Take the entries below and print only the lines from the one with "Clone this chart in D3.js." through the one with "var squash = 0.945;", exactly as they stand, both ends included.

▬▬▬▬▬▬▬▬▬▬

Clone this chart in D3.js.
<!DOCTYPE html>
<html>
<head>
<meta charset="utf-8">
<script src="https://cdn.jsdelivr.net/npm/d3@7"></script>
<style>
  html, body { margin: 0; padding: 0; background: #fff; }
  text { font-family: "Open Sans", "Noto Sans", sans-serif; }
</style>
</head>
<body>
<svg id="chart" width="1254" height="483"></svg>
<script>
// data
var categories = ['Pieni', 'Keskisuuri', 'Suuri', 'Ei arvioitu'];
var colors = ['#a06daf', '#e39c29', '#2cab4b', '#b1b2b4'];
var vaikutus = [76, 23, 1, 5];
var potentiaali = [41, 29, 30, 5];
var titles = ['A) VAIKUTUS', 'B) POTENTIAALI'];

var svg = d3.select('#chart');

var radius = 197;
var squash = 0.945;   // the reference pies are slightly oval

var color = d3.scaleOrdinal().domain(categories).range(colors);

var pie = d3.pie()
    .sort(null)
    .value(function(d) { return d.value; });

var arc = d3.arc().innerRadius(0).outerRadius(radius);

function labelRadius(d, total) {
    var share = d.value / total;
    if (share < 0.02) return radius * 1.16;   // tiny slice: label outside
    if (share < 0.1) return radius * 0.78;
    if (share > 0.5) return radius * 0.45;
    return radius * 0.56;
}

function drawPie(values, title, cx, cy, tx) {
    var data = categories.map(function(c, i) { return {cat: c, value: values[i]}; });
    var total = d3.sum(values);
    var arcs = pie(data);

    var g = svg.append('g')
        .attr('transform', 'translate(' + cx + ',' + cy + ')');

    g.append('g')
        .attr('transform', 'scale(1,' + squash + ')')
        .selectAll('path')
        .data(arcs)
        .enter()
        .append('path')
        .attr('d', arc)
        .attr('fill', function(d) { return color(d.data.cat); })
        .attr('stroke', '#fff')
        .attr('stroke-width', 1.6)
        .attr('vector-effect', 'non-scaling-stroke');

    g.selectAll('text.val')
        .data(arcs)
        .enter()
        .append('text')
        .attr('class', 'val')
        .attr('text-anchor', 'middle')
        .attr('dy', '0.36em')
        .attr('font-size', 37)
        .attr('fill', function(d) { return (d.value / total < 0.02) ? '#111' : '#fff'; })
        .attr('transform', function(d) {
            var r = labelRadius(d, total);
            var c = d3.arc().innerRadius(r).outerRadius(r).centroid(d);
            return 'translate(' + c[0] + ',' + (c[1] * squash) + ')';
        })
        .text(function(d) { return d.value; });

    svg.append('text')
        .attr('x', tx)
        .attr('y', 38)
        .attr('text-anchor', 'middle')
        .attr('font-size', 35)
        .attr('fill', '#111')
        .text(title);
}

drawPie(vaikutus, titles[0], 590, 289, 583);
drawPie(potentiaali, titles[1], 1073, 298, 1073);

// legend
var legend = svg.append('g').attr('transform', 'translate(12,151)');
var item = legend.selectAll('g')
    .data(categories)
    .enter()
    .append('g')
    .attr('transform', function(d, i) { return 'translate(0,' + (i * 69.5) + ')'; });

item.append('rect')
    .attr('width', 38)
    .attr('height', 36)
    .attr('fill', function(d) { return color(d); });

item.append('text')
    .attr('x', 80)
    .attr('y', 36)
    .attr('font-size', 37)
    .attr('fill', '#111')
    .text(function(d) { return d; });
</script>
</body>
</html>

▬▬▬▬▬▬▬▬▬▬

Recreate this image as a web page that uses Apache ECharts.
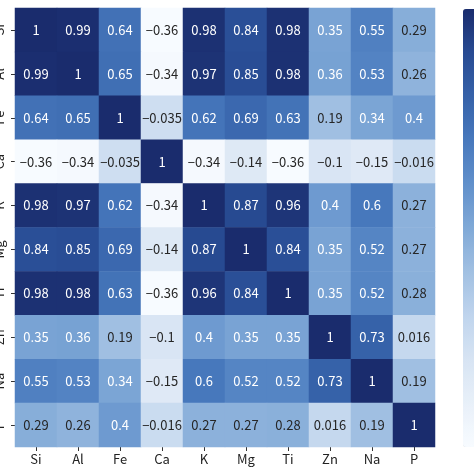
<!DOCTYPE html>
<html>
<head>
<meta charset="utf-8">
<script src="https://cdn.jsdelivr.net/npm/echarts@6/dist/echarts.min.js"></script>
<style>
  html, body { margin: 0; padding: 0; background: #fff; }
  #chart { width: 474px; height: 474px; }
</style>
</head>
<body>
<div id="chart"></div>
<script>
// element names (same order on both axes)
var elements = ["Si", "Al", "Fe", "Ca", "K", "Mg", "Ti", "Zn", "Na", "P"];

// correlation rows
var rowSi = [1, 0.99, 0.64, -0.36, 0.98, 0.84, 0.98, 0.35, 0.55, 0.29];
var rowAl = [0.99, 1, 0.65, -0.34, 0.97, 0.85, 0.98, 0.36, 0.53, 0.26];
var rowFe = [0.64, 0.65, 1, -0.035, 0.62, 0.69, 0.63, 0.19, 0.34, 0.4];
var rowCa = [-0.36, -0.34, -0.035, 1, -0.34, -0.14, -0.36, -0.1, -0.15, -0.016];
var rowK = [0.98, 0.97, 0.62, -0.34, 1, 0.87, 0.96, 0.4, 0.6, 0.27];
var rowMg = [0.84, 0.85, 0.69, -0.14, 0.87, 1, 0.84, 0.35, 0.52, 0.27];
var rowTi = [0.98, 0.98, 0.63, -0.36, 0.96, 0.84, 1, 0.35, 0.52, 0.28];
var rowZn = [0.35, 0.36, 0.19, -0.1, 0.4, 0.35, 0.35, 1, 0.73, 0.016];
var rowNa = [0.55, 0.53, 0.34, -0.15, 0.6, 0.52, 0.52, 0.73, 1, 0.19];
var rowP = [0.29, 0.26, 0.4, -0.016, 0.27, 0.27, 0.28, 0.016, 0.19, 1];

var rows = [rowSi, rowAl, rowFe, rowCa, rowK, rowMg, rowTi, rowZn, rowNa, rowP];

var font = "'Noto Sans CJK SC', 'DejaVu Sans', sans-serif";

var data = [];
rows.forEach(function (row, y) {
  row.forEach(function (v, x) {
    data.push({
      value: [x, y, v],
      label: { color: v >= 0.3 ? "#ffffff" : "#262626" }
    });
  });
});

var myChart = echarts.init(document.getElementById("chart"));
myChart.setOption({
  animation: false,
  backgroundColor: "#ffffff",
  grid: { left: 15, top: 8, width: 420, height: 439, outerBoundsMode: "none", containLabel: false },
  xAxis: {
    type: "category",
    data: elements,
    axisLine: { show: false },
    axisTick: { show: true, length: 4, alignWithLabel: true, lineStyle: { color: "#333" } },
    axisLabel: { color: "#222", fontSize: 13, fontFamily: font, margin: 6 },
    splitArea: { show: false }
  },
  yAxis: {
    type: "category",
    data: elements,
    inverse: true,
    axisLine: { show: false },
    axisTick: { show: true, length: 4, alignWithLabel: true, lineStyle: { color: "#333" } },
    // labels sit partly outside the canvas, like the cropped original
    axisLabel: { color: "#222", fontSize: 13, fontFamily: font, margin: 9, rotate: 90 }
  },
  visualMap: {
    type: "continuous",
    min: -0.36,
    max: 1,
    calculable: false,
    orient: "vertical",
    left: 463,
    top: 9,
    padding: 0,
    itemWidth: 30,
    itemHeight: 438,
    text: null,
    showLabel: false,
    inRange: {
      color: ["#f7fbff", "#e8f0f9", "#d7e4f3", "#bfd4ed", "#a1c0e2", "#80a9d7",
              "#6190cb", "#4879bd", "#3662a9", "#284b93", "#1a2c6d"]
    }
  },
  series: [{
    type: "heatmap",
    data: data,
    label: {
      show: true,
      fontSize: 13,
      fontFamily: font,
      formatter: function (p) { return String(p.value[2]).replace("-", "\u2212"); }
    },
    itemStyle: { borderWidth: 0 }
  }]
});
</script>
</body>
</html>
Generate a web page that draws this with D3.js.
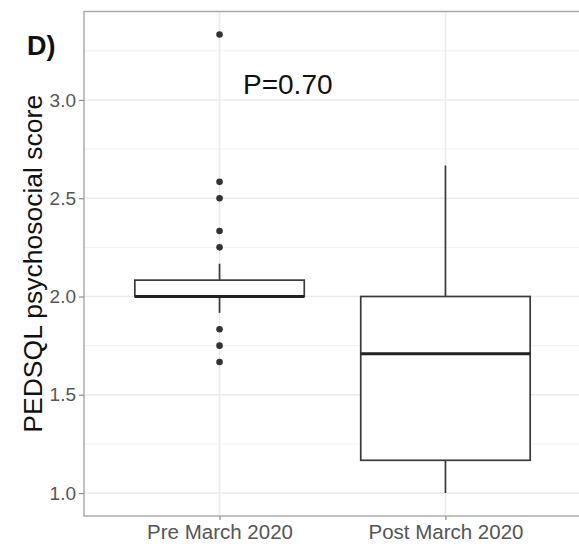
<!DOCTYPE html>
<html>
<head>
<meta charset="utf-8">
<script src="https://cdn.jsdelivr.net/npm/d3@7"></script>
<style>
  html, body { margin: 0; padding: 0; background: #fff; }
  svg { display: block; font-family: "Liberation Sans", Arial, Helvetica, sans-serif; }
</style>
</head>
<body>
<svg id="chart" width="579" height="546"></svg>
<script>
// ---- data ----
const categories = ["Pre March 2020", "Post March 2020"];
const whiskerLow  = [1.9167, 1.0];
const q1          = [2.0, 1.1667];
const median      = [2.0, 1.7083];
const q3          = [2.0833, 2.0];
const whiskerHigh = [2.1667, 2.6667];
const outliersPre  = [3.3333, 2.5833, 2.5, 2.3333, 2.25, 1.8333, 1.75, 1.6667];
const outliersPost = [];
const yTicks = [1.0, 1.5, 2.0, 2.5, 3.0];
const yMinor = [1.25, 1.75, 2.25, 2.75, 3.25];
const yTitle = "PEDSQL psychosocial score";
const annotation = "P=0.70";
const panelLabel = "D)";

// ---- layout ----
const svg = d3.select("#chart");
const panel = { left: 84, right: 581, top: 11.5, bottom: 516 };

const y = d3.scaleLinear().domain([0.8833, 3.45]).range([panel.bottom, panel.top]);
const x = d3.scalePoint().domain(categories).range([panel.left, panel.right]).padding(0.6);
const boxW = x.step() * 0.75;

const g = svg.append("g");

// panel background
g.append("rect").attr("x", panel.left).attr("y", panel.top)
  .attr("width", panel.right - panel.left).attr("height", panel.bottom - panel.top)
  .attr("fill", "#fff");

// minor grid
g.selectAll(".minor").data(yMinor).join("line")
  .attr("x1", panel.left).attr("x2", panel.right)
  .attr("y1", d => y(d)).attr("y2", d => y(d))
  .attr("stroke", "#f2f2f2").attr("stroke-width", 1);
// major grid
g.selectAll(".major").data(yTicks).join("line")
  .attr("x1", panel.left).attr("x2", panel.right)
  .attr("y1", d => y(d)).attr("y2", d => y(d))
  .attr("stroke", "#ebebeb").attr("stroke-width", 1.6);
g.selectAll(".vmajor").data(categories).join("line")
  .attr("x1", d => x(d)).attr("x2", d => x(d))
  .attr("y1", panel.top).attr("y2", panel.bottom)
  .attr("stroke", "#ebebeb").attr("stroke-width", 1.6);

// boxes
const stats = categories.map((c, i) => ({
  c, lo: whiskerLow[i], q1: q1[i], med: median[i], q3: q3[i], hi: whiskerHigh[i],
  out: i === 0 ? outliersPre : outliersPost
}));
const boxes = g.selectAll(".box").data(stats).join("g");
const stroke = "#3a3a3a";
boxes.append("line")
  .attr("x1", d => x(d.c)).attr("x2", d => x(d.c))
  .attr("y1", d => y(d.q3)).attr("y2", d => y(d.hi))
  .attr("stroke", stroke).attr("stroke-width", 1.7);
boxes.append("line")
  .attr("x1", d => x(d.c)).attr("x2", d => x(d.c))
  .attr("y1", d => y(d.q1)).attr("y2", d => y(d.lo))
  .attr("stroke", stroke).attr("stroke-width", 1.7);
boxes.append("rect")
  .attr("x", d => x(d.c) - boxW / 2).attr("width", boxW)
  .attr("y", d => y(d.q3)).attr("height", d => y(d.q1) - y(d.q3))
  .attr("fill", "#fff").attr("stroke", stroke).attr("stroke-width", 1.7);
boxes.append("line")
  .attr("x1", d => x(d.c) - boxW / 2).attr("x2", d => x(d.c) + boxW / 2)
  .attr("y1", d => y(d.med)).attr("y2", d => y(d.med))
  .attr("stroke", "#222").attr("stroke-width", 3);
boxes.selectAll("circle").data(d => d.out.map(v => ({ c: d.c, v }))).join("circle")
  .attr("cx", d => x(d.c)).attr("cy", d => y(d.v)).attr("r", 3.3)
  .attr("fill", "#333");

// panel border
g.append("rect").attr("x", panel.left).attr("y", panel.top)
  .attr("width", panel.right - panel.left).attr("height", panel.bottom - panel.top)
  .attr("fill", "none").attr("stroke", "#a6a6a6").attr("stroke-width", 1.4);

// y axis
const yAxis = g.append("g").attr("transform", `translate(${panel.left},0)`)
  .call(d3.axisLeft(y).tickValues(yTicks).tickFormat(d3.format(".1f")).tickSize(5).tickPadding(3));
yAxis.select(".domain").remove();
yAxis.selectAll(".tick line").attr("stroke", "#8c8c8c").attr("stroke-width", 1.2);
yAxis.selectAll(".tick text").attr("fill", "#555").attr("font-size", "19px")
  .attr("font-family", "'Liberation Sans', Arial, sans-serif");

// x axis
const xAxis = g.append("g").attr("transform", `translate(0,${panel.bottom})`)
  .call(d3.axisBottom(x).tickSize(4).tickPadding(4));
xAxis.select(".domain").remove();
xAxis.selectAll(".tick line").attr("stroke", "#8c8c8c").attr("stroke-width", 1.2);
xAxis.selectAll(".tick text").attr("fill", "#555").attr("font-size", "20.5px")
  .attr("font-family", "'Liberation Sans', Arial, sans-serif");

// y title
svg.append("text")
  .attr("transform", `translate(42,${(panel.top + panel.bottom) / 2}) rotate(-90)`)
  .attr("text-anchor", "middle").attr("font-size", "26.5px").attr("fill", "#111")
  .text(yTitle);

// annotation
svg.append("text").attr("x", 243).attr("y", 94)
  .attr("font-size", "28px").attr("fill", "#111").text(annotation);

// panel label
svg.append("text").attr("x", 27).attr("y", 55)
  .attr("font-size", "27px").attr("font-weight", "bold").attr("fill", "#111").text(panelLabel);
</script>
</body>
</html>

▬▬▬▬▬▬▬▬▬▬

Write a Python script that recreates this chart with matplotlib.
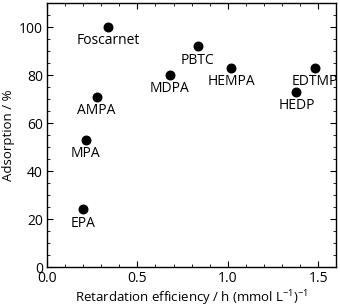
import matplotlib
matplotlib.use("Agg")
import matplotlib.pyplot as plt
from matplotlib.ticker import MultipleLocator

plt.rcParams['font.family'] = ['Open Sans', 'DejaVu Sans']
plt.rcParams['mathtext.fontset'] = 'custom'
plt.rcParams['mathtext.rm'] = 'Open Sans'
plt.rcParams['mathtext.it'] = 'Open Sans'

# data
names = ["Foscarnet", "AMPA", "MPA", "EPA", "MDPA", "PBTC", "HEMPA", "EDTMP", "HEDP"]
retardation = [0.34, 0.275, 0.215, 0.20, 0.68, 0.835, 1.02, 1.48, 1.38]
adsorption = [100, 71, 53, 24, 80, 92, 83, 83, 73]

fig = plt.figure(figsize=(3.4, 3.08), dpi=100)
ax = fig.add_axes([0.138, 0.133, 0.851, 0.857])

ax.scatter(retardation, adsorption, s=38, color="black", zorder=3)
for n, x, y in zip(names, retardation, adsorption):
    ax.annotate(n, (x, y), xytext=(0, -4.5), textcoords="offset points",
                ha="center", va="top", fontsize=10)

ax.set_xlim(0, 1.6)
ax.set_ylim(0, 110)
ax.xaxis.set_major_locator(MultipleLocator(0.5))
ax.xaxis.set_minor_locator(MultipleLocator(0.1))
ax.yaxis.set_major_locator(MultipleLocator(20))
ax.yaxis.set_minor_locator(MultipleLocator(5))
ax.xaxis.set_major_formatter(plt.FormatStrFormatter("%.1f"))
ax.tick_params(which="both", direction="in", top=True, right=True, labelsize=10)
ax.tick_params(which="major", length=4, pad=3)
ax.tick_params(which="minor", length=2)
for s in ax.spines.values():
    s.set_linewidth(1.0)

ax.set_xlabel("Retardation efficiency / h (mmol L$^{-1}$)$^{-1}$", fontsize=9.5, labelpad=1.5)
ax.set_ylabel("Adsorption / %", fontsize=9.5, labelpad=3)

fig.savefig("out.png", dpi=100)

▬▬▬▬▬▬▬▬▬▬

:: EXERCISE RESPONSE ::
Clone this chart in D3.js.
<!DOCTYPE html>
<html>
<head>
<meta charset="utf-8">
<script src="https://cdn.jsdelivr.net/npm/d3@7"></script>
<style>
  html, body { margin: 0; padding: 0; background: #fff; }
  text { font-family: "Open Sans", "Noto Sans", sans-serif; }
</style>
</head>
<body>
<svg id="chart" width="1254" height="483"></svg>
<script>
// data
var categories = ['Pieni', 'Keskisuuri', 'Suuri', 'Ei arvioitu'];
var colors = ['#a06daf', '#e39c29', '#2cab4b', '#b1b2b4'];
var vaikutus = [76, 23, 1, 5];
var potentiaali = [41, 29, 30, 5];
var titles = ['A) VAIKUTUS', 'B) POTENTIAALI'];

var svg = d3.select('#chart');

var radius = 197;
var squash = 0.945;   // the reference pies are slightly oval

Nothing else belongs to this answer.